Il faut bien comprendre également que l'on ne peut extraire un propos, inscrit dans un contexte et issu d'un long spectacle, et le considérer comme les dires de son interprète. Un humoriste, tout comme un acteur, joue un rôle lors d'une représentation, même dans un spectacle de stand-up, où il est supposé être lui-même et raconter des anecdotes personnelles (qui sont, au minimum, clairement revisitées et améliorées). 
L'humour noir que pratique Mike Ward est un genre particulier, qui évidemment ne convient pas à tout le monde. Mais faut-il prendre le risque d'interdire ce qui ne fait pas l'unanimité ? Parce qu'à ce moment-là, il ne va plus rester grand-chose.  

Vous avez le droit d'être choqués par Mike Ward. C'est le propre de l'humour noir : choquer pour dépasser l'horreur d'une situation et susciter les rires. Vous avez le droit de vous plaindre. Vous avez le droit de ne pas l'écouter. Mais cela ne vous donne pas le droit de le museler. C'est ça aussi être adulte : apprendre à faire la part des choses et à ne pas être terrassé par une blague ou une attitude qui semble déplaisante. 
Si demain l'on doit limiter l'art et la fiction au ressenti du plus fragile, il n'y aura plus d'art ni de fiction.
Nous sommes donc face à un choix de société. Accepter de ne pas toujours être d'accord avec tout ou tout interdire au nom de principes absurdes qui détruisent en prétextant protéger. Et pour ce coup-ci, c'est passé de justesse : 5 voix contre 4...
Ne croyez surtout pas que nous sommes à l'abri de ces dérives, les mêmes fanatiques sont à l'œuvre en France et en Europe. Des gens choqués par tout, capables du pire, car persuadés d'être les détenteurs d'une vérité absolue et d'agir au nom du Bien. Perso, je préfère avoir des ennemis qu'une foule qui veut mon "bien" à ce point-là...

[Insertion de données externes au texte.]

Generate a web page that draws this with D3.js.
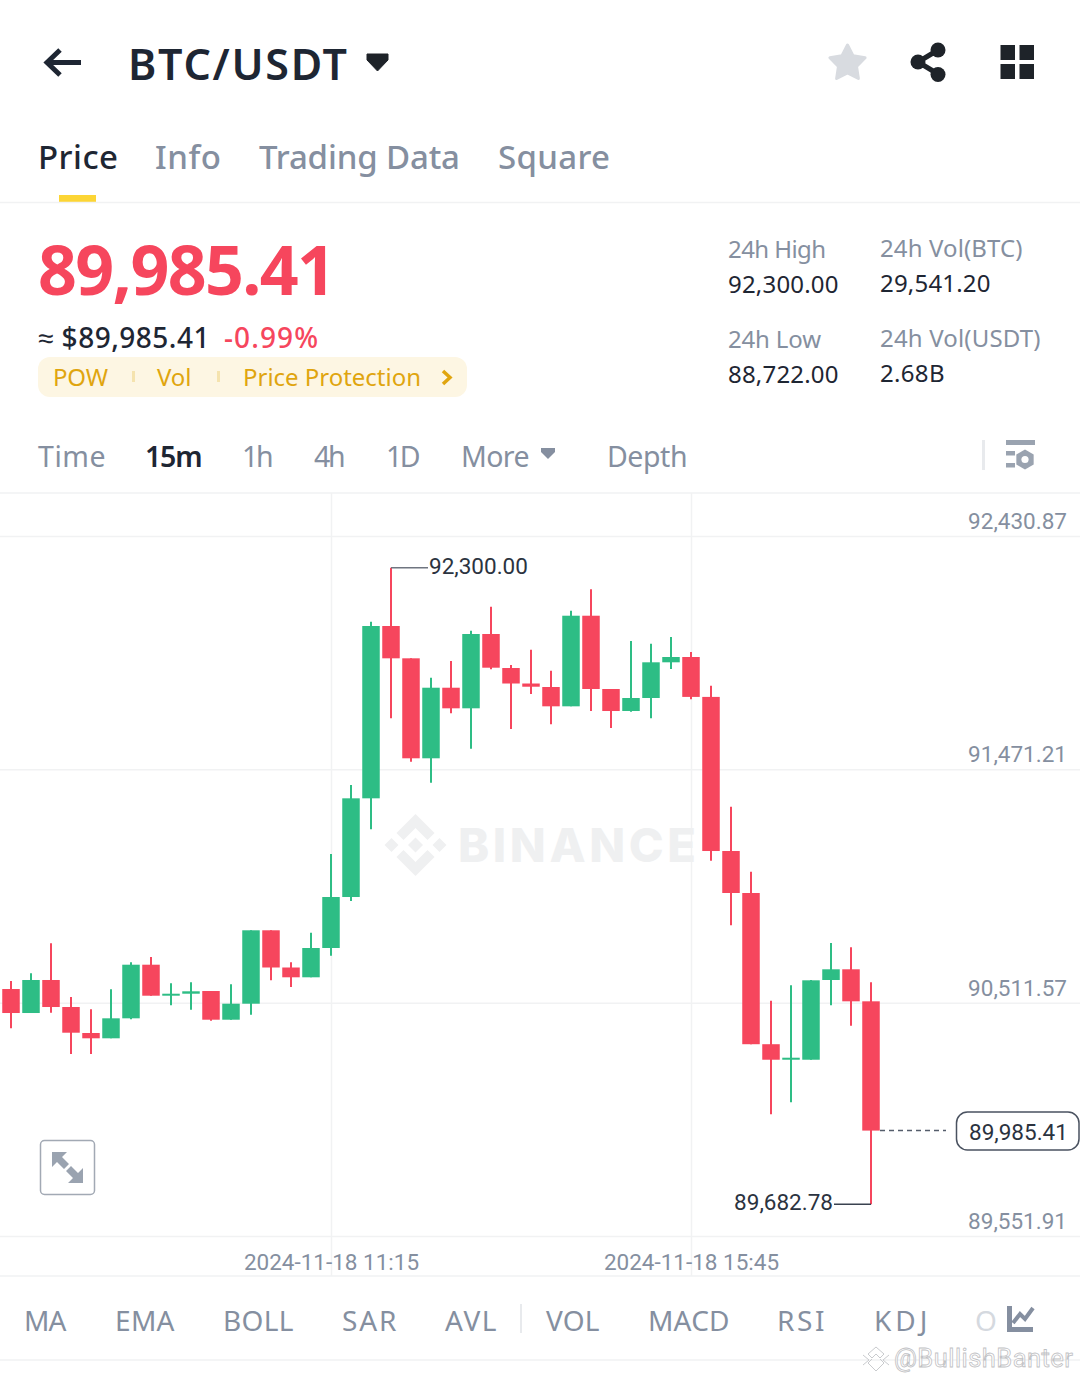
<!DOCTYPE html>
<html><head><meta charset="utf-8">
<script src="https://cdn.jsdelivr.net/npm/d3@7"></script>
<style>html,body{margin:0;padding:0;background:#fff}svg{display:block}</style>
</head><body><div id="c"></div>
<script>
// ---- chart data (BTC/USDT 15m candles) ----
const opens  = [90567.7,90469.0,90604.8,90493.7,90386.8,90365.0,90447.2,90667.7,90540.2,90548.4,90559.5,90441.5,90507.3,90809.2,90656.2,90615.9,90736.4,90946.1,91352.0,92060.7,91927.8,91516.6,91806.9,91722.2,92027.8,91887.9,91824.2,91809.8,91730.4,92103.0,91801.6,91711.1,91764.6,91911.4,91933.2,91769.1,91135.3,90962.6,90340.7,90276.9,90276.9,90604.8,90648.8,90517.1];
const highs  = [90600.6,90632.3,90755.7,90534.8,90484.3,90566.5,90677.6,90699.4,90591.2,90595.3,90559.5,90587.1,90809.2,90809.2,90677.6,90799.3,91123.0,91406.8,92078.4,92300.0,91927.8,91848.0,91916.7,92041.4,92140.1,91900.3,91963.2,91876.8,92123.6,92211.6,91801.6,91999.0,91987.9,92015.4,91953.8,91815.1,91317.5,91050.2,90519.6,90582.9,90604.8,90756.9,90739.3,90595.3];
const lows   = [90406.1,90469.0,90470.3,90300.4,90300.4,90365.0,90443.1,90540.2,90500.7,90482.6,90437.4,90441.5,90462.0,90603.5,90576.0,90615.9,90704.7,90929.7,91224.5,91681.1,91502.6,91416.2,91701.6,91556.1,91882.6,91637.1,91781.0,91656.4,91730.4,91711.1,91641.2,91708.2,91681.1,91883.8,91759.2,91095.5,90829.7,90340.7,90052.4,90101.7,90276.9,90500.7,90416.8,89682.78];
const closes = [90469.0,90604.8,90493.7,90388.0,90365.0,90447.2,90667.7,90540.2,90548.4,90558.3,90441.5,90507.3,90809.2,90656.2,90615.9,90736.4,90946.1,91352.0,92060.7,91927.8,91516.6,91806.9,91722.2,92027.8,91889.2,91824.2,91811.0,91730.4,92103.0,91801.6,91711.1,91764.6,91911.4,91933.2,91769.1,91135.3,90962.6,90340.7,90276.9,90285.2,90603.5,90648.8,90517.1,89985.41];
const yTicks = [92430.87,91471.21,90511.57,89551.91];
const timeTickIndex = [16,34];
const timeTickLabels = ["2024-11-18 11:15","2024-11-18 15:45"];
const highValue = 92300.00, lowValue = 89682.78, lastValue = 89985.41;
const highIndex = 19, lowIndex = 43;

// ---- interface text ----
const tabLabels = ["Price","Info","Trading Data","Square"];
const tabSpans  = [[38,118],[155,221],[259,460],[498,610]];
const rangeLabels = ["Time","15m","1h","4h","1D","More","Depth"];
const rangeSpans  = [[38,105.5],[145,202.5],[242,273.5],[314,345.5],[386,420.5],[461,529.5],[607,687.5]];
const indLabels = ["MA","EMA","BOLL","SAR","AVL","VOL","MACD","RSI","KDJ"];
const indSpans  = [[24,66.5],[115,174.5],[223,293.5],[342,396.5],[445,496.5],[546,599.5],[648,729.5],[777,824.5],[874,927.5]];
const statLabels = ["24h High","24h Vol(BTC)","24h Low","24h Vol(USDT)"];
const statValues = ["92,300.00","29,541.20","88,722.00","2.68B"];

const PLEX = "'Noto Sans',sans-serif", ROB = "Roboto,sans-serif";
const DARK="#1e2633", GREY="#858fa0", RED="#f6465d", GREEN="#2ebd85", GRID="#f1f2f3", GOLD="#e0a50f";
const fmt = d3.format(",.2f");

const svg = d3.select("#c").append("svg").attr("width",1080).attr("height",1381).attr("viewBox","0 0 1080 1381");
svg.append("rect").attr("width",1080).attr("height",1381).attr("fill","#fff");

function T(x,y,s,size,fill,x2,opts={}){
  const t = svg.append("text").attr("x",x).attr("y",y).text(s)
    .attr("font-size",size).attr("fill",fill)
    .attr("font-family",opts.family||PLEX).attr("font-weight",opts.weight||400);
  if(x2!=null){t.attr("textLength",x2-x).attr("lengthAdjust","spacing");}
  if(opts.anchor)t.attr("text-anchor",opts.anchor);
  return t;
}
function hline(x1,x2,y,c,w=1.5){svg.append("line").attr("x1",x1).attr("x2",x2).attr("y1",y).attr("y2",y).attr("stroke",c).attr("stroke-width",w);}

// --- header ---
svg.append("path").attr("d","M81 62.5H49M60 50L47 62.5L60 75").attr("fill","none").attr("stroke",DARK).attr("stroke-width",5);
T(128,80,"BTC/USDT",43,DARK,347,{weight:600});
svg.append("path").attr("d","M367 54H388V60L377.5 71L367 60Z").attr("fill","#1e2329").attr("stroke","#1e2329").attr("stroke-linejoin","round").attr("stroke-width",1);
// star
const starPts = d3.range(10).map(i=>{const r=i%2?9.5:18.5,a=-Math.PI/2+i*Math.PI/5;return [847.5+r*Math.cos(a),63.5+r*Math.sin(a)];});
svg.append("path").attr("d",d3.line()(starPts)+"Z").attr("fill","#d8dbe0").attr("stroke","#d8dbe0").attr("stroke-width",3).attr("stroke-linejoin","round");
// share
svg.append("path").attr("d","M938 50L918 62L938 74").attr("fill","none").attr("stroke","#1e2329").attr("stroke-width",5);
[[918,62],[938,50],[938,74.5]].forEach(p=>svg.append("circle").attr("cx",p[0]).attr("cy",p[1]).attr("r",7.5).attr("fill","#1e2329"));
// grid icon
[[1000.5,45],[1019.5,45],[1000.5,64],[1019.5,64]].forEach(p=>svg.append("rect").attr("x",p[0]).attr("y",p[1]).attr("width",14.5).attr("height",15).attr("fill","#1e2329"));

// --- tabs ---
tabLabels.forEach((s,i)=>T(tabSpans[i][0],168.5,s,33,i?GREY:DARK,tabSpans[i][1],{weight:500}));
svg.append("rect").attr("x",59).attr("y",195).attr("width",37).attr("height",7).attr("fill","#fcd535");
hline(0,1080,202.5,GRID);

// --- price block ---
T(38,295,"89,985.41",68,RED,336,{weight:700});
T(38,348,"≈ $89,985.41",28,DARK,209.5,{weight:500});
T(224,348,"-0.99%",28,RED,318,{weight:500});
svg.append("rect").attr("x",38).attr("y",357).attr("width",429).attr("height",40).attr("rx",12).attr("fill","#fdf6e3");
T(53,385.5,"POW",24,GOLD,108);
T(157,385.5,"Vol",24,GOLD,191.5);
T(243,385.5,"Price Protection",24,GOLD,421);
[132,217].forEach(x=>svg.append("rect").attr("x",x).attr("y",371).attr("width",3).attr("height",11).attr("fill","#f5e3ae"));
svg.append("path").attr("d","M443 371L450 377.5L443 384").attr("fill","none").attr("stroke",GOLD).attr("stroke-width",3.5);

// --- stats ---
T(728,257.5,statLabels[0],24,GREY,826);
T(728,292.5,statValues[0],24,DARK,838.5);
T(880,256.5,statLabels[1],24,GREY,1022.5);
T(880,291.5,statValues[1],24,DARK,990.5);
T(728,347.5,statLabels[2],24,GREY,821);
T(728,382.5,statValues[2],24,DARK,838.5);
T(880,346.5,statLabels[3],24,GREY,1040.5);
T(880,381.5,statValues[3],24,DARK,944.5);

// --- range row ---
rangeLabels.forEach((s,i)=>T(rangeSpans[i][0],467,s,28.5,i===1?DARK:GREY,rangeSpans[i][1],{weight:i===1?600:400}));
svg.append("path").attr("d","M541 448H555V452L548 459L541 452Z").attr("fill",GREY);
svg.append("rect").attr("x",982).attr("y",440).attr("width",3).attr("height",30).attr("fill","#e8eaed");
svg.append("rect").attr("x",1006).attr("y",440).attr("width",29).attr("height",5).attr("fill","#9aa3b0");
svg.append("rect").attr("x",1006).attr("y",451).attr("width",9).attr("height",4.5).attr("fill","#9aa3b0");
svg.append("rect").attr("x",1006).attr("y",463).attr("width",9).attr("height",4.5).attr("fill","#9aa3b0");
const hex = d3.range(6).map(i=>{const a=-Math.PI/2+i*Math.PI/3;return [1025+10*Math.cos(a),459.5+10*Math.sin(a)];});
svg.append("path").attr("d",d3.line()(hex)+"Z").attr("fill","#9aa3b0");
svg.append("circle").attr("cx",1025).attr("cy",459.5).attr("r",3.6).attr("fill","#fff");
hline(0,1080,493,GRID,1.5);

// --- chart ---
const x = d3.scaleLinear().domain([0,43]).range([11,871]);
const y = d3.scaleLinear().domain([yTicks[3],yTicks[0]]).range([1236,536]);

// vertical grid + time axis
const xAxis = d3.axisBottom(x).tickValues(timeTickIndex).tickFormat((d,i)=>timeTickLabels[i]).tickSize(783).tickPadding(-9);
const gx = svg.append("g").attr("transform","translate(0,493)").call(xAxis);
gx.select(".domain").remove();
gx.selectAll("line").attr("stroke",GRID).attr("stroke-width",1.5);
gx.selectAll("text").attr("font-family",ROB).attr("font-size",22.5).attr("fill",GREY)
  .attr("y",null).attr("dy",null).attr("transform",null).each(function(){d3.select(this).attr("y",777);});

// watermark
const lg = svg.append("g").attr("transform","translate(415.5,845)").attr("fill","#eff0f1");
lg.append("path").attr("d","M0 -31L19 -12L12 -5L0 -17L-12 -5L-19 -12Z");
lg.append("path").attr("d","M0 31L19 12L12 5L0 17L-12 5L-19 12Z");
lg.append("path").attr("d","M0 -7.5L7.5 0L0 7.5L-7.5 0Z");
lg.append("path").attr("d","M-24 -7L-17 0L-24 7L-31 0Z");
lg.append("path").attr("d","M24 -7L31 0L24 7L17 0Z");
T(458,862,"BINANCE",47,"#eff0f1",696,{weight:800,family:"Inter,sans-serif"});

// horizontal grid + price axis
const yAxis = d3.axisRight(y).tickValues(yTicks).tickFormat(fmt).tickSize(1080).tickPadding(0);
const gy = svg.append("g").call(yAxis);
gy.select(".domain").remove();
gy.selectAll("line").attr("stroke",GRID).attr("stroke-width",1.5);
gy.selectAll("text").attr("font-family",ROB).attr("font-size",22.5).attr("fill",GREY)
  .attr("text-anchor","end").attr("x",1067).attr("dy",null).attr("y",-7.5);

// candles
const bw = 17.5;
const idx = d3.range(opens.length);
const colour = i => closes[i]>=opens[i]?GREEN:RED;
svg.append("g").selectAll("line").data(idx).join("line")
  .attr("x1",i=>x(i)).attr("x2",i=>x(i)).attr("y1",i=>y(highs[i])).attr("y2",i=>y(lows[i]))
  .attr("stroke",colour).attr("stroke-width",2);
svg.append("g").selectAll("rect").data(idx).join("rect")
  .attr("x",i=>x(i)-bw/2).attr("width",bw)
  .attr("y",i=>y(Math.max(opens[i],closes[i])))
  .attr("height",i=>Math.max(1.6,Math.abs(y(opens[i])-y(closes[i]))))
  .attr("fill",colour);

// high / low callouts
hline(x(highIndex),428,y(highValue),"#6f7580",1.5);
T(429,574,fmt(highValue),22.5,"#2b3340",null,{family:ROB});
hline(834,x(lowIndex),y(lowValue),"#3a4250",1.5);
T(833,1210,fmt(lowValue),22.5,"#2b3340",null,{family:ROB,anchor:"end"});

// last price
svg.append("line").attr("x1",x(lowIndex)+9).attr("x2",946).attr("y1",y(lastValue)).attr("y2",y(lastValue))
  .attr("stroke","#555d6b").attr("stroke-width",1.5).attr("stroke-dasharray","5 4");
svg.append("rect").attr("x",956.5).attr("y",1112).attr("width",122.5).attr("height",38).attr("rx",11).attr("fill","#fff").attr("stroke","#4a5260").attr("stroke-width",1.5);
T(969,1139.5,fmt(lastValue),22.5,"#2b3340",null,{family:ROB});

// expand button
svg.append("rect").attr("x",40.5).attr("y",1140.5).attr("width",54).attr("height",54).attr("rx",4).attr("fill","#fff").attr("stroke","#a2a9b4").attr("stroke-width",1.5);
svg.append("path").attr("d","M52 1152H67L62 1157L69 1164L64 1169L57 1162L52 1167Z").attr("fill","#9aa3b0");
svg.append("path").attr("d","M83 1183H68L73 1178L66 1171L71 1166L78 1173L83 1168Z").attr("fill","#9aa3b0");

// --- indicator row ---
hline(0,1080,1276,GRID,1.5);
hline(0,1080,1360,GRID,1.5);
indLabels.forEach((s,i)=>T(indSpans[i][0],1331,s,28,GREY,indSpans[i][1]));
svg.append("rect").attr("x",520).attr("y",1304).attr("width",2).attr("height",29).attr("fill","#e8eaed");
T(975,1331,"O",28,"#d5d9df",995);
svg.append("path").attr("d","M1007 1306H1012V1327H1033V1332H1007Z").attr("fill",GREY);
svg.append("path").attr("d","M1013 1323L1020 1314L1025 1319L1033 1308").attr("fill","none").attr("stroke",GREY).attr("stroke-width",4);

// author watermark
const em = svg.append("g").attr("transform","translate(876,1360)").attr("fill","none").attr("stroke","#c9cbce").attr("stroke-width",1);
em.append("path").attr("d","M0 -13L8 -6L4 -2L0 -6L-4 -2L-8 -6Z");
em.append("path").attr("d","M0 11L8 3L4 -1M0 11L-8 3L-4 -1");
em.append("path").attr("d","M-13 -5L-7 0L-13 5M13 -5L7 0L13 5");
T(894,1367,"@BullishBanter",25.5,"#ffffff",1073,{family:ROB}).attr("stroke","#bfc1c4").attr("stroke-width",0.8);
</script></body></html>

En tout cas, félicitations Mike. Et bon vent à toi !






[1] On va faire simple pour que même les abrutis comprennent. S'approprier quelque chose, c'est mettre la main, indûment, sur un bien qui ne t'appartient pas. Si tu as 100 dollars, que je te mets un flingue sur la tempe et que je te les vole, je me suis approprié tes 100 putains de dollars, tu ne les as plus. Par contre, si tu as des dreads et que je décide de me coiffer comme toi (hypothèse farfelue vu la tronche que j'aurais), je ne te vole rien, je fais juste usage de mon droit à faire ce que je veux de mes cheveux (en fait, je n'ai pas de cheveux, enfin... plus, mais c'est juste un exemple). Pareil si je décide de porter un kilt (le mien, que j'ai acheté) ou de me foutre des anneaux dans le pif. Dans mon cas, pour les anneaux, il y a quand même peu de chances... mais disons que je ne m'approprie rien. Je fais juste ce que bon me semble, sans nuire à personne.